Features of the activity dataframe:
['id', 'resource_state', 'external_id', 'upload_id', 'athlete', 'name', 'distance', 'moving_time', 'elapsed_time', 'total_elevation_gain', 'type', 'start_date', 'start_date_local', 'timezone', 'start_latlng', 'end_latlng', 'achievement_count', 'kudos_count', 'comment_count', 'athlete_count', 'photo_count', 'total_photo_count', 'map', 'trainer', 'commute', 'manual', 'private', 'flagged', 'average_speed', 'max_speed', 'average_watts', 'max_watts', 'weighted_average_watts', 'kilojoules', 'device_watts', 'has_heartrate', 'average_heartrate', 'max_heartrate']
The athlete was in the form of a stravalib object (basically json) so I converted that to just the 'athlete_id', not needing any other information about the athlete. Map is also an object containing route information such as the geospacial starting and ending location as well as a google polyline encoded string. I converted this to start_lat, start_lng, end_lat, end_lng and map_summary_polyline.
I dropped the following features:
['athlete', 'upload_id', 'resource_state', 'external_id', 'start_latlng', 'end_latlng', 'map']
Time delta columns moving_time
and elapsed_time
were converted to total seconds.
Other features were explicitly set to the desired to the desired datatype.
I also added two features * closest_city * state
With state, I could drop all activities not in Colorado. The closest_city feature is displayed with the results.
I used a Jupyter notebook for most of the data exploration. This is shown in the notebook eda_modeling.ipynb
The small dataset used for this write up had the following shape with number of activities and number of features:
cycling: (5738, 40)
running: (1215, 40)
Distance and elevation gain are distributed along an exponential curve shown here plotted in log space. I plotted in log space so it is a bit easier to see the distributions.
Activities are spread out around Colorado. The majority are in the Denver/Boulder area.
I organized the project into two main parts; Building what I call the recommender model which you will find in build_recommender_model.py
and the web app called recommender_app.py
.
To build the model, I took the following steps:
- Load pre-processed data from csv's into dataframes. Include only Colorado activities.

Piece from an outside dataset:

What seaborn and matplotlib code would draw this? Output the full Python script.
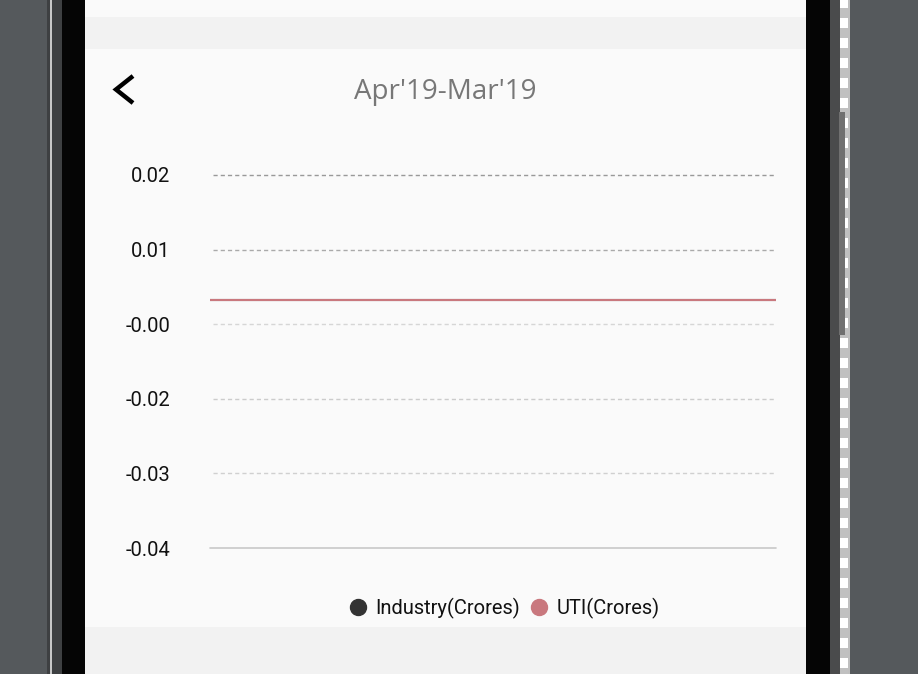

- Use k-means algorithm to cluster activities according to geographic starting latitude, longitude, total elevation gain, distance and moving time. This provides a label, which I used as analog to define the activity type. I tried to keep the number of activities per cluster to around 10.
- Calculate ratings to each user for each activity based on the number of times they have done an activity of a certain type.
- Create item similarity matrix for activities using numpy dot function.
- Generate index to activity dictionary for looking up activities based on labels returned by recommender.
- Pickle clustering model and activity data frame, similarity matrix and numpy save similarity matrix.
After the models are built and stored in pickle files. I have the web application call those files rather than perform clustering and computing similarities in real time:
- The recommender starts with a landing page on which a user chooses whether they would like to go for a bike ride or a run. From here, I implement the recommender.
- The user goes to a form page where the activity they have clicked is stored as a session variable. They then fill out the form which is implemented as my solution to being a cold start. Each new user to the page gets just one activity type(label) on which their recommendations are built.
- The results page takes the label and finds k most similar labels from the similarity matrix. In this case k=5. The app maps these labels to the activities associated with them and combines them into a single array. The results are then displayed in order of increasing distance from the user specified location.
- The user may choose to click on a map which displays the activity map on a seperate page. It displays this using a query to the google maps API, as well as a bit of javascript which plots the latitude longitude points decoded from the google polyline string.
Web Application: VeloSpark
To use the web application, click on the VeloSpark link and you will be directed to the homepage currently being hosted on Amazon Web Services EC2. This may change to a dedicated host if the recommender is improved and the ability to scale is seen as necessary.
The following are the packages I used and can be pip installed:
flask
pandas
numpy
sklearn
scipy
bs4
selenium
reverse_geocoder
stravalib
urllib2
The data was sourced from Strava so all kudos for the engineering and development team behind their API. Also, the instructors at Galvanize for their vast body of knowledge and helpful tips.